▸ OBJECTIVE:
It is required that the lines from the top of the listing through the line with "from bokeh.resources import INLINE" be reproduced exactly, excluding pictures.

▸ DATA:
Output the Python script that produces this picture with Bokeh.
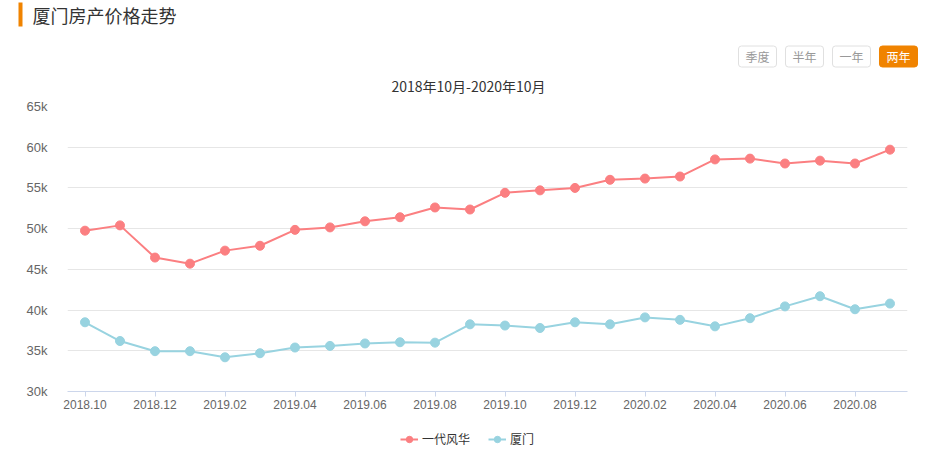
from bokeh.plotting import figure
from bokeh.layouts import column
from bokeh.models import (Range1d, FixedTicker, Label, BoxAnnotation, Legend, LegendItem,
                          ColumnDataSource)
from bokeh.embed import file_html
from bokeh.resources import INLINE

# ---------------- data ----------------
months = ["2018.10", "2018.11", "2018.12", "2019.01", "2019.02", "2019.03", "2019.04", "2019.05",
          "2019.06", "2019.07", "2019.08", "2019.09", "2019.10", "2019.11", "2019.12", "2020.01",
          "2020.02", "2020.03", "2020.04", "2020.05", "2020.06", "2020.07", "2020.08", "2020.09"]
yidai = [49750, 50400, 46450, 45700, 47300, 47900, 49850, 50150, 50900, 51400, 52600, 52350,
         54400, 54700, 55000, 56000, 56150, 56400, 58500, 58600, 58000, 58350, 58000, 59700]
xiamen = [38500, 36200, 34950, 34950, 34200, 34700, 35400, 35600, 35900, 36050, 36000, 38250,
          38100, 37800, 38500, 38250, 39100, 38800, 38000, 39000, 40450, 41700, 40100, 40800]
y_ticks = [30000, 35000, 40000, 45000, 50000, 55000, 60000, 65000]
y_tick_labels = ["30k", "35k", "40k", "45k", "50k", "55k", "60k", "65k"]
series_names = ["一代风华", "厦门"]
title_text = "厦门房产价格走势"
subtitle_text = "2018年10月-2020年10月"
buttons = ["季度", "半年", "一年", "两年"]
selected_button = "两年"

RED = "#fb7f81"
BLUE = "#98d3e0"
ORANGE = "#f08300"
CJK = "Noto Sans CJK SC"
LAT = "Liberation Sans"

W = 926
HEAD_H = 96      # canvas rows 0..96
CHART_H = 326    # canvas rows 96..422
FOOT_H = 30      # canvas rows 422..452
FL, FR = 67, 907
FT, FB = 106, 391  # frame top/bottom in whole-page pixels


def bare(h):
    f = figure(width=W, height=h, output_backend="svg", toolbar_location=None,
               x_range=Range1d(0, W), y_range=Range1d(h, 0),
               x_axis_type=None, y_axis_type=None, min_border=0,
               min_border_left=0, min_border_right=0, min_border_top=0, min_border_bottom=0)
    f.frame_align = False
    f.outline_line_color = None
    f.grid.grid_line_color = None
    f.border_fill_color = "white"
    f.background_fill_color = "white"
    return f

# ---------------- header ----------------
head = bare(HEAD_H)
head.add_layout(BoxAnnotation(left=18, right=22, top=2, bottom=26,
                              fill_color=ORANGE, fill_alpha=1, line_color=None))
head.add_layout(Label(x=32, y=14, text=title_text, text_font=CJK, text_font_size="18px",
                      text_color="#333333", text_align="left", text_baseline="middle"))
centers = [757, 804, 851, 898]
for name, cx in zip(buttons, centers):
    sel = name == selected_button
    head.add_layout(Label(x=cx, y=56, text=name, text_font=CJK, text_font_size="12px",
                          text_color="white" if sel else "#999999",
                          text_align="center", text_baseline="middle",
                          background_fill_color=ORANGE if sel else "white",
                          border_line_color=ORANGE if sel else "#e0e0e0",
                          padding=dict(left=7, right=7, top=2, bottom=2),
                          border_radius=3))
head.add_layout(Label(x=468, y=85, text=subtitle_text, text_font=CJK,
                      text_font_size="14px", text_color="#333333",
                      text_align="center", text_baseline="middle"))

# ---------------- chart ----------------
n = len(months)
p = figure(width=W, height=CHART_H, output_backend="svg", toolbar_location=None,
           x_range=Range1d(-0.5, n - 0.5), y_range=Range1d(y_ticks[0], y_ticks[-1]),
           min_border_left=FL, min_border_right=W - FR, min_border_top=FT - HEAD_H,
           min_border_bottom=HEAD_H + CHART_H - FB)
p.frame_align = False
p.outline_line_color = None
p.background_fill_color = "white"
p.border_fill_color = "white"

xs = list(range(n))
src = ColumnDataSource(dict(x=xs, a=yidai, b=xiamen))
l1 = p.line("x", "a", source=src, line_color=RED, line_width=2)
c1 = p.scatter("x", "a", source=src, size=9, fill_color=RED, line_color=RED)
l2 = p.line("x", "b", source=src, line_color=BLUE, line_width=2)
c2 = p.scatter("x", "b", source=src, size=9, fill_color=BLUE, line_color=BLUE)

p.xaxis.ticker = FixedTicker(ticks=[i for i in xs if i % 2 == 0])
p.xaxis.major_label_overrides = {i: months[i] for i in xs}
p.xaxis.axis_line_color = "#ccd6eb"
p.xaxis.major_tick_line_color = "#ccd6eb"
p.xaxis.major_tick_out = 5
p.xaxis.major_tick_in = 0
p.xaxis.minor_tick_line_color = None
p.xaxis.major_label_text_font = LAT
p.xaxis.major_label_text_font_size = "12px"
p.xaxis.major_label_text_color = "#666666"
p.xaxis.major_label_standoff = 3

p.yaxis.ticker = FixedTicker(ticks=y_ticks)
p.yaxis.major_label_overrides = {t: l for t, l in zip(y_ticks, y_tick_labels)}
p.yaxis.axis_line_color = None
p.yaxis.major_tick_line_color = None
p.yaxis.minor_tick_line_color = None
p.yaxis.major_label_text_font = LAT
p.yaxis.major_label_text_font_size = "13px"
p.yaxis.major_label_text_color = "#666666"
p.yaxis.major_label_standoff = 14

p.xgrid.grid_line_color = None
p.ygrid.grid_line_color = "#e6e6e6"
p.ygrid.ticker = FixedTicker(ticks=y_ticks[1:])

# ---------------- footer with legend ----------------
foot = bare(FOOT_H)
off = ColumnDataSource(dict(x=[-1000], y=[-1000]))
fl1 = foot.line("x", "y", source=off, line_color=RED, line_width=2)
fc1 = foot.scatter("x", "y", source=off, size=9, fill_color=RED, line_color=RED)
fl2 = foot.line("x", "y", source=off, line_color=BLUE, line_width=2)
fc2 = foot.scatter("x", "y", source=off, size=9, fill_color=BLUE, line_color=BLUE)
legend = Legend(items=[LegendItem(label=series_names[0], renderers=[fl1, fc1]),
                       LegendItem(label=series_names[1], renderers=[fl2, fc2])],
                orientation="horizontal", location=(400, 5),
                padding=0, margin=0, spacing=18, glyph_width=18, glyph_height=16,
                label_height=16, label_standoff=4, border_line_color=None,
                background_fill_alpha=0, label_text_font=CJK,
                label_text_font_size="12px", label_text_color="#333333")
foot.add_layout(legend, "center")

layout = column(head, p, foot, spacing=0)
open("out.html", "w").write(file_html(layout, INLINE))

▸ SOLUTION FOR THIS TASK:
Output the Python script that produces this picture with Bokeh.
from bokeh.plotting import figure
from bokeh.layouts import column
from bokeh.models import (Range1d, FixedTicker, Label, BoxAnnotation, Legend, LegendItem,
                          ColumnDataSource)
from bokeh.embed import file_html
from bokeh.resources import INLINE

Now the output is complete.